Friday, June 4, 2010

Dodsworth (1936)

IMDb


This 1936 best picture Oscar nominee was based on Sinclair Lewis's 1929 novel of the same name. Midwestern automobile manufacturer Sam Dodsworth (Walter Huston) retires, sells his company, and takes his wife Fran (Ruth Chatterton) on a long European vacation at her insistence. While on this trip Fran succumbs to European 'charms' and worldly ways (she cheats on him), while Sam remains his earnest, though kind of boring mid-western self. The movies popularity I think came from its frankness (Sinclair Lewis had a sharp literary knife for American foibles), and that it felt remarkable like a pre-code film in its sensibilities, but passed The National Board of Review apparently unchanged. This is a case where I must say I liked a film despite its often unpleasantness, these characters are in what's a pretty nasty, often petty situation which they are not all that adult about.

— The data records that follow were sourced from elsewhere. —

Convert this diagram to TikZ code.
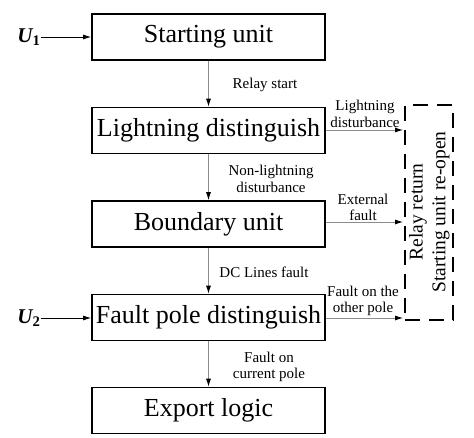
\documentclass[tikz,border=0pt]{standalone}
\usepackage{fontspec}
\setmainfont{Liberation Serif}
\usetikzlibrary{arrows.meta}
\begin{document}
\begin{tikzpicture}[x=1pt,y=-1pt,
  blk/.style={draw, line width=1.6pt, minimum width=233pt, minimum height=46pt, font=\fontsize{26}{28}\selectfont, inner sep=0pt},
  flow/.style={draw=black!45, line width=0.8pt, -{Latex[length=8pt,width=5pt,black]}},
  inarr/.style={draw=black, line width=0.9pt, -{Latex[length=8pt,width=5pt]}},
  lbl/.style={font=\fontsize{15}{16.5}\selectfont, align=center, inner sep=0pt},
  rot/.style={font=\fontsize{19.5}{21}\selectfont, rotate=90, inner sep=0pt}]
\useasboundingbox (0,0) rectangle (474,438);
\node[blk] (s) at (208.5,37) {Starting unit};
\node[blk] (l) at (208.5,130.5) {Lightning distinguish};
\node[blk] (b) at (208.5,224) {Boundary unit};
\node[blk] (f) at (208.5,317.5) {Fault pole distinguish};
\node[blk] (e) at (208.5,410.5) {Export logic};
\node[draw, dash pattern=on 15pt off 9pt, line width=2.6pt, minimum width=48pt, minimum height=215pt] (r) at (429,212.5) {};
\node[rot] (rr) at (418,212) {Relay return};
\node[rot] (su) at (441,212) {Starting unit re-open};
\node[font=\fontsize{21}{23}\selectfont\bfseries\itshape, inner sep=0pt] (u1) at (29,37) {U\textsubscript{\upshape 1}};
\node[font=\fontsize{21}{23}\selectfont\bfseries\itshape, inner sep=0pt] (u2) at (29,318) {U\textsubscript{\upshape 2}};
\draw[inarr] (u1.east) -- (s.west);
\draw[inarr] (u2.east) -- (f.west |- u2.east);
\draw[flow] (s) -- (l);
\draw[flow] (l) -- (b);
\draw[flow] (b) -- (f);
\draw[flow] (f) -- (e);
\coordinate (t1) at (403,130);
\coordinate (t2) at (403,222);
\coordinate (t3) at (403,318);
\draw[flow] (l.east |- t1) -- (t1);
\draw[flow] (b.east |- t2) -- (t2);
\draw[flow] (f.east |- t3) -- (t3);
\node[lbl] (a1) at (265,85) {Relay start};
\node[lbl] (a2) at (271,179) {Non-lightning\\disturbance};
\node[lbl] (a3) at (264,272) {DC Lines fault};
\node[lbl] (a4) at (269,367) {Fault on\\current pole};
\node[lbl] (h1) at (365,114) {Lightning\\disturbance};
\node[lbl] (h2) at (363,207.5) {External\\fault};
\node[lbl] (h3) at (363,301) {Fault on the\\other pole};
\end{tikzpicture}
\end{document}
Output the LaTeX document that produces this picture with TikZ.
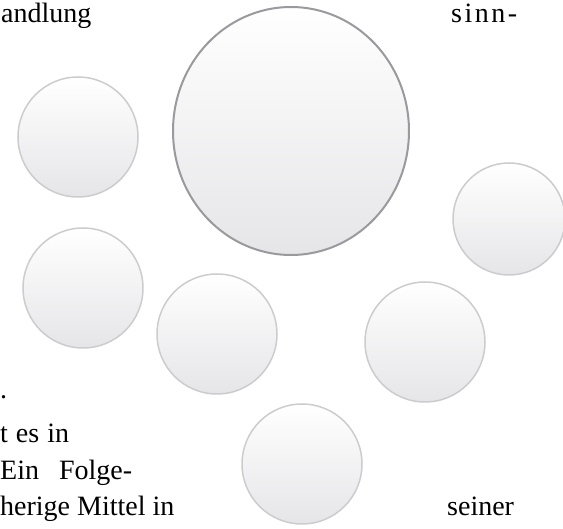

Chatterton's Fran at first seems likable enough if a little naive and pretentious, even at first a little hesitant about becoming involved in situations she knows will tempt her, she practically begs her husband to do something before she succumbs, but fights him whenever he does. Sam Dodsworth is a much more moral person, but boring, thoroughly middle-American, and prone to sometimes misplaced anger and passive self-loathing when things don't go his way. Certainly the portrayals of these complicated, even modern seeming characters elevate the film beyond its time, its also one of a still minority of films in which after a point, you actually root for the main characters to get divorced. Elegant support proffered by Mary Astor and David Niven, William Wyler's direction shows his immense skills at the serious family drama just beginning to unfold. Grade: A.